Reproduce exactly the lines from the line with "Give me the D3.js source for this chart." through the line with "0.08, 0.09, 0.1];", both included, and no other lines.

Record set:
** Start **

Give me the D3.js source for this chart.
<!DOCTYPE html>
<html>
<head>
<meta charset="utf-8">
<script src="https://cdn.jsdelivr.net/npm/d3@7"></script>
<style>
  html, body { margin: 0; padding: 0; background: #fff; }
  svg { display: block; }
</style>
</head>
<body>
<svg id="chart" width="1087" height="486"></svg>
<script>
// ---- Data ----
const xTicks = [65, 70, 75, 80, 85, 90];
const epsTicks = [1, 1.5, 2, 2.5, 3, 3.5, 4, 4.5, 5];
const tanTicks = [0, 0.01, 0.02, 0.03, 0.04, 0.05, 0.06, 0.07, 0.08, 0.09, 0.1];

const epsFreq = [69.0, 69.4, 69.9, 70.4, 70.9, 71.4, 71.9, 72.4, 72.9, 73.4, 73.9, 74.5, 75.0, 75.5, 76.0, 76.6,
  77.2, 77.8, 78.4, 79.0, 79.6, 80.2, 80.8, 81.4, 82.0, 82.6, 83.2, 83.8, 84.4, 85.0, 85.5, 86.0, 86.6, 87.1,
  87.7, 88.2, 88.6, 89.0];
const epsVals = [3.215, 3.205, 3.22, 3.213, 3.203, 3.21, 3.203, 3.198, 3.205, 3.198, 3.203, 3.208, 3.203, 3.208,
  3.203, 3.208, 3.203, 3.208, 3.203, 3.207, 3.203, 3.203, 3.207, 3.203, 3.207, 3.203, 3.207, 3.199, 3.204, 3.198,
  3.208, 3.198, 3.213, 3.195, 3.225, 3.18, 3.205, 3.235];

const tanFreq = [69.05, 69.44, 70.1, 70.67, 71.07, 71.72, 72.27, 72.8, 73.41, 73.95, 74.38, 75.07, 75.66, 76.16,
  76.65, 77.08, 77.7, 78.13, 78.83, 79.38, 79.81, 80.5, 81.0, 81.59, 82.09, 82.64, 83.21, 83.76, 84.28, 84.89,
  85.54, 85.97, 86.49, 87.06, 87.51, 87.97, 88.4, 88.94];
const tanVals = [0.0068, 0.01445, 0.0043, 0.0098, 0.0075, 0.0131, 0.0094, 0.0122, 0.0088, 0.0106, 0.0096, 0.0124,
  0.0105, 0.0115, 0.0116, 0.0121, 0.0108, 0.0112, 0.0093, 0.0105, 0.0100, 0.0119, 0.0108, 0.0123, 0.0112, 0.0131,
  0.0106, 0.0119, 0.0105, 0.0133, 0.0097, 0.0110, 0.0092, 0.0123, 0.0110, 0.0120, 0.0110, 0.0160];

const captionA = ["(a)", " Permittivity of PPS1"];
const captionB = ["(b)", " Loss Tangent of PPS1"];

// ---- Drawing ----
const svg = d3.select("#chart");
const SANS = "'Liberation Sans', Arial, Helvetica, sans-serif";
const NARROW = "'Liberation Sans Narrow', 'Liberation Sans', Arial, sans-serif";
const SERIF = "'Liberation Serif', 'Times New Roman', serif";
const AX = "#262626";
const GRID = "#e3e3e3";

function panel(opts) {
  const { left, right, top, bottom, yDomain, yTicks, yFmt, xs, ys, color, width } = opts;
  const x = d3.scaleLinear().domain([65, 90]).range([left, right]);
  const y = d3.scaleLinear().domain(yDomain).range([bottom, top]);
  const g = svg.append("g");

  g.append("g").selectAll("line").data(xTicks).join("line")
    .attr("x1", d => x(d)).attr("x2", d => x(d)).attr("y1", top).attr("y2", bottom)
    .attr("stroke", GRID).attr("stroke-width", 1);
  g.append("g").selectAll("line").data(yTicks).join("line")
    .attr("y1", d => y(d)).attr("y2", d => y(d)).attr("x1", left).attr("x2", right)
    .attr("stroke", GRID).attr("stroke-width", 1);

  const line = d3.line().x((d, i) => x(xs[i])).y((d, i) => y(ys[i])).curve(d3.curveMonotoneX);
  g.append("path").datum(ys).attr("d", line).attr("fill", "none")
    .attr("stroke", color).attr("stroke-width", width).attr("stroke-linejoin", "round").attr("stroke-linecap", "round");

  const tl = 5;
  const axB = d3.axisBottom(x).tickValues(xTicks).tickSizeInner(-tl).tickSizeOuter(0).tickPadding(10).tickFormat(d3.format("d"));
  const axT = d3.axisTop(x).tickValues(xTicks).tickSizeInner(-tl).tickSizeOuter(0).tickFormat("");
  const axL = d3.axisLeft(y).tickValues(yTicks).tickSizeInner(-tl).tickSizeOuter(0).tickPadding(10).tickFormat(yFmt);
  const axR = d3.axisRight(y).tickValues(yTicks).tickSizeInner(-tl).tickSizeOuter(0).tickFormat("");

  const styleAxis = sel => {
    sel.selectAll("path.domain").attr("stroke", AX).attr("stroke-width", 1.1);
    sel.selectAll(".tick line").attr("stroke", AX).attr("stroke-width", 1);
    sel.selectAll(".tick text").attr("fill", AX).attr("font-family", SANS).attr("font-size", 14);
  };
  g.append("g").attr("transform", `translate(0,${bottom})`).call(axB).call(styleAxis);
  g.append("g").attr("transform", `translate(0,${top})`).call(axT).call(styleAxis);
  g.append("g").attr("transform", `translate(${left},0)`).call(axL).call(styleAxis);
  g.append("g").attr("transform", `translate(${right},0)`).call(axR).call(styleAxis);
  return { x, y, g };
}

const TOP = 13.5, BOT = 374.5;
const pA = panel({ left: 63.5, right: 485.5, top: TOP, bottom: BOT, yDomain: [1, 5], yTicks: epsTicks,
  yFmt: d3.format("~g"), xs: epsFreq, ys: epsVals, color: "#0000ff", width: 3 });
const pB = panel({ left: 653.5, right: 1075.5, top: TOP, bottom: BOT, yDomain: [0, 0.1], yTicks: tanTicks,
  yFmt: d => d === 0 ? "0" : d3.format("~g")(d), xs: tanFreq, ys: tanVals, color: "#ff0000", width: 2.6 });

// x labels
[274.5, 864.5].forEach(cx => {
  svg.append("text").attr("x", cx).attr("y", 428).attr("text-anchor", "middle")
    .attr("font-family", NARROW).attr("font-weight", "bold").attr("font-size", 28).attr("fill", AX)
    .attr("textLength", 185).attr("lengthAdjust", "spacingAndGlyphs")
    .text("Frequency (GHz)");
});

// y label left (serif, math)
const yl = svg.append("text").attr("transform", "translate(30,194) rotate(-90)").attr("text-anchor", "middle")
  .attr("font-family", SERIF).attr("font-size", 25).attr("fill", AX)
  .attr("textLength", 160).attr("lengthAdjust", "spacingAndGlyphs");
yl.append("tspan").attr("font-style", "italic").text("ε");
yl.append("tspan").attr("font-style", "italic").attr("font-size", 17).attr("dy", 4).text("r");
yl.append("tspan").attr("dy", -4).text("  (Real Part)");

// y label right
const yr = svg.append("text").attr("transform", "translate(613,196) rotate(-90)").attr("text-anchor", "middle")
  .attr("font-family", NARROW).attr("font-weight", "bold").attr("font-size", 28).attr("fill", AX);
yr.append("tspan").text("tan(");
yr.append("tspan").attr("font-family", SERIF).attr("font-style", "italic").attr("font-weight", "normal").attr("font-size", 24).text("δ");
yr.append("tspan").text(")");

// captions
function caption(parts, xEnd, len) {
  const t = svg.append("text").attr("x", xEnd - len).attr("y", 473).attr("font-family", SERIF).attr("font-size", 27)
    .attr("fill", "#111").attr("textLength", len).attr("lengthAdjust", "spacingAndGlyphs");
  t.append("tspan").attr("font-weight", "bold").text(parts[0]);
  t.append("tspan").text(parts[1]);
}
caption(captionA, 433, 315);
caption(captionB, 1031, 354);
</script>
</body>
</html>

** End **
** Start **

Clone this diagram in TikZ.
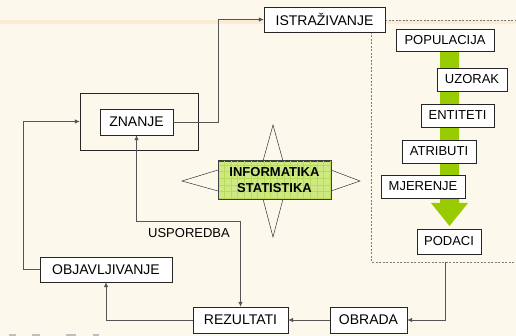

** End **
** Start **

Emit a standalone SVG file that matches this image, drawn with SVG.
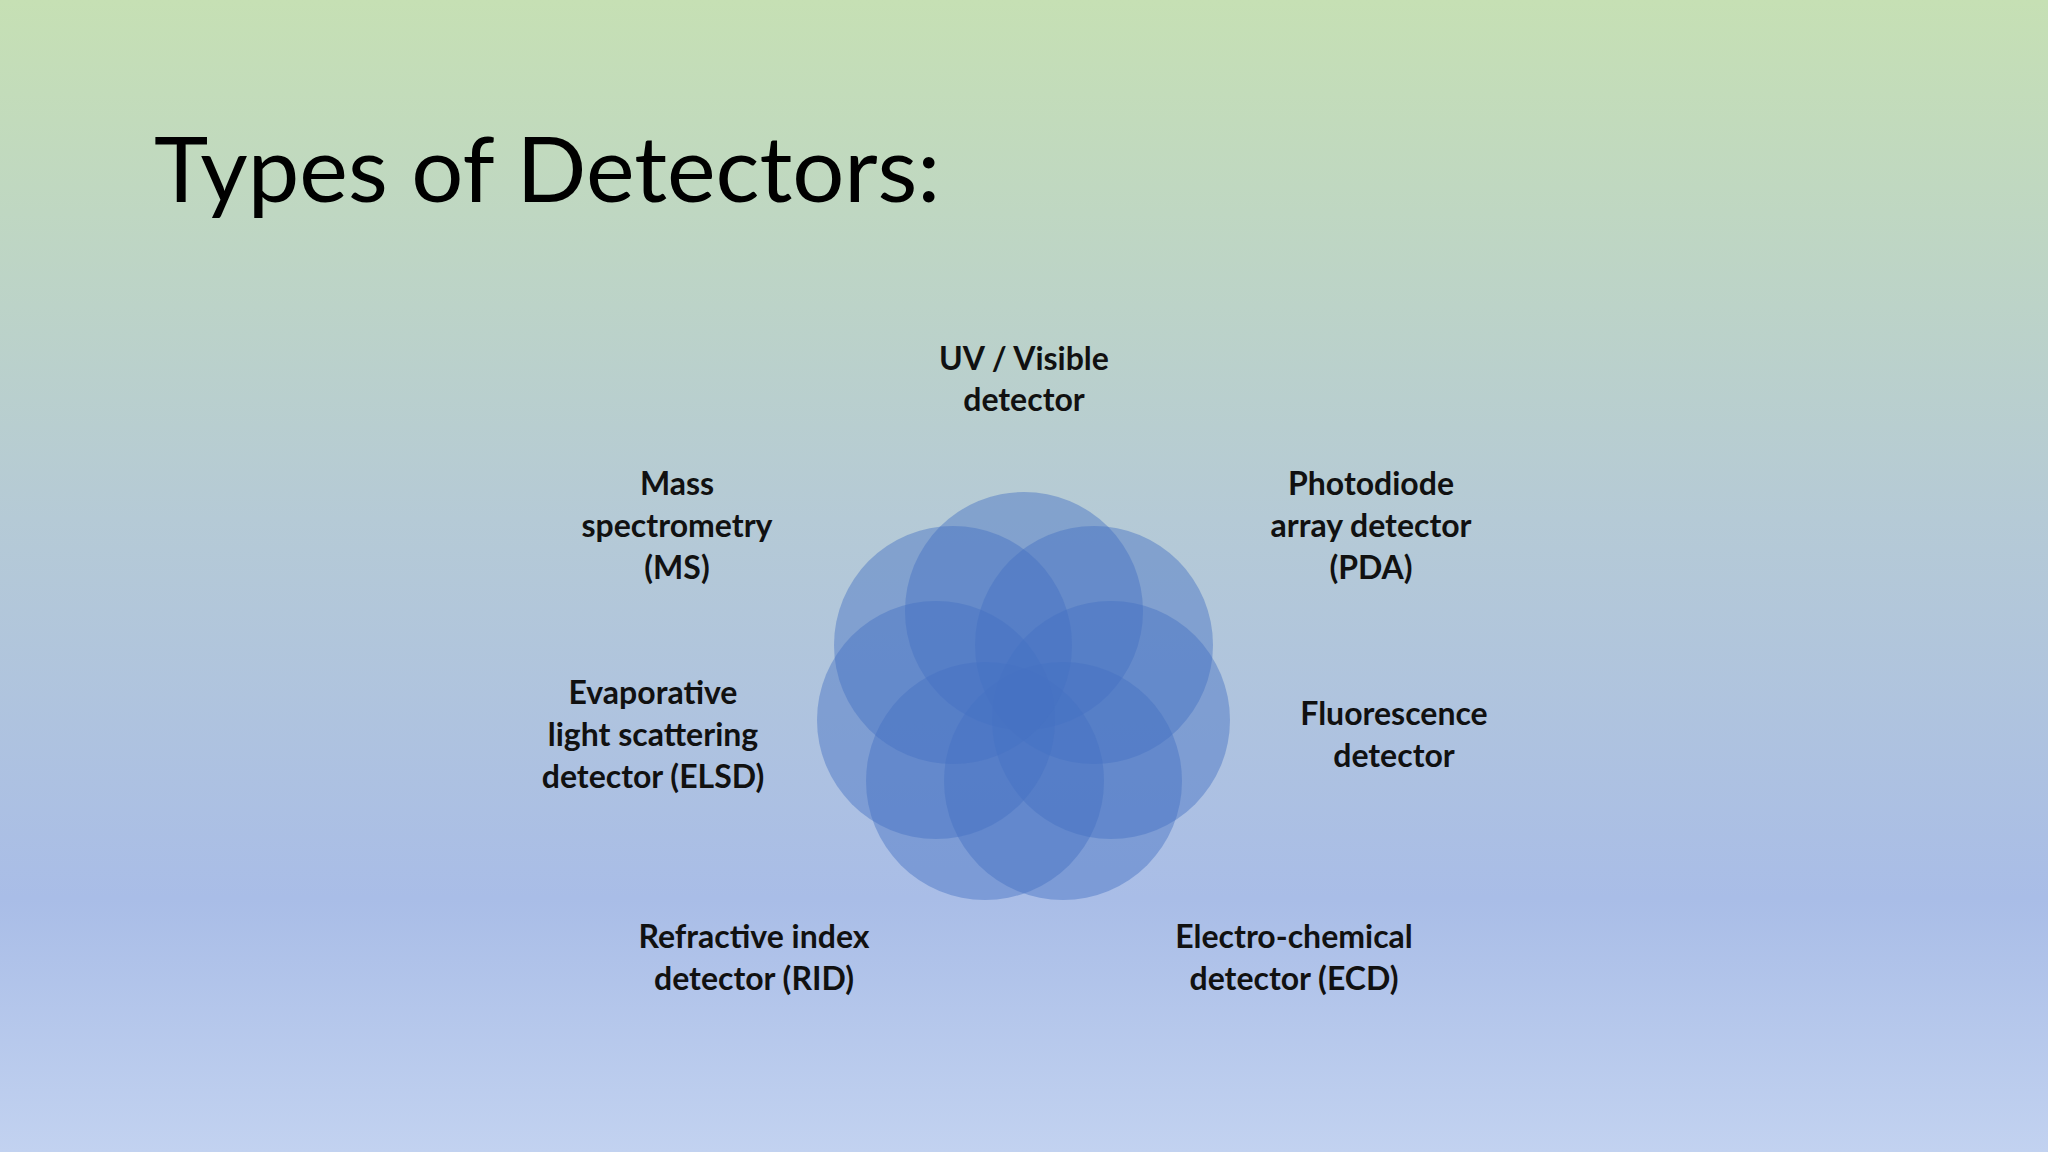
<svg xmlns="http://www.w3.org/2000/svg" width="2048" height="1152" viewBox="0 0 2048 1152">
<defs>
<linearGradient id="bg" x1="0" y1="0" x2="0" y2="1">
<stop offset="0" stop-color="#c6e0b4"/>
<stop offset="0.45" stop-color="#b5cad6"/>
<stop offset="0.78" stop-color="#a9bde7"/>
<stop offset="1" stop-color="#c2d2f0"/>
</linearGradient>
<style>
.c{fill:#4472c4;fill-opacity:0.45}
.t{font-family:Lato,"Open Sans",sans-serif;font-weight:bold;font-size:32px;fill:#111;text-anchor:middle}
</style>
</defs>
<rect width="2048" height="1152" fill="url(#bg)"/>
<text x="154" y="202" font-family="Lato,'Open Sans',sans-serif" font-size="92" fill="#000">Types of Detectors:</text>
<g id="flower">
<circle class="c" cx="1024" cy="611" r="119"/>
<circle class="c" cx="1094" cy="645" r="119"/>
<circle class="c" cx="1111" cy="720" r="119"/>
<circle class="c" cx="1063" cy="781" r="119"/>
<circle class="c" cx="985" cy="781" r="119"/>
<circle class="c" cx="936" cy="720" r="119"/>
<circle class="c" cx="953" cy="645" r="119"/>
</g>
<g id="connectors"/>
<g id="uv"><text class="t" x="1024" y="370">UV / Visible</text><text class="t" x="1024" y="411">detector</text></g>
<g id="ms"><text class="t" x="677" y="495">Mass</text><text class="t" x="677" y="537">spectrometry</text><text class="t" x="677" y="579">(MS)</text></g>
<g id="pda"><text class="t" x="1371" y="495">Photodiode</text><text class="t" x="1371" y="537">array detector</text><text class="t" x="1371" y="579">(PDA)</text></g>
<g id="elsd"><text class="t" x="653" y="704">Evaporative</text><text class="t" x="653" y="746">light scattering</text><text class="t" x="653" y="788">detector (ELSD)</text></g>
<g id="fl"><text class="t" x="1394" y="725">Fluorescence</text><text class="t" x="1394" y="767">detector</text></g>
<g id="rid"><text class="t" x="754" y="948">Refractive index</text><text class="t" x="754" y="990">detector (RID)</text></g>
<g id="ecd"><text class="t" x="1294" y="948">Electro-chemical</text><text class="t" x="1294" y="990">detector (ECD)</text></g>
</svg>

** End **

Correct output:
Give me the D3.js source for this chart.
<!DOCTYPE html>
<html>
<head>
<meta charset="utf-8">
<script src="https://cdn.jsdelivr.net/npm/d3@7"></script>
<style>
  html, body { margin: 0; padding: 0; background: #fff; }
  svg { display: block; }
</style>
</head>
<body>
<svg id="chart" width="1087" height="486"></svg>
<script>
// ---- Data ----
const xTicks = [65, 70, 75, 80, 85, 90];
const epsTicks = [1, 1.5, 2, 2.5, 3, 3.5, 4, 4.5, 5];
const tanTicks = [0, 0.01, 0.02, 0.03, 0.04, 0.05, 0.06, 0.07, 0.08, 0.09, 0.1];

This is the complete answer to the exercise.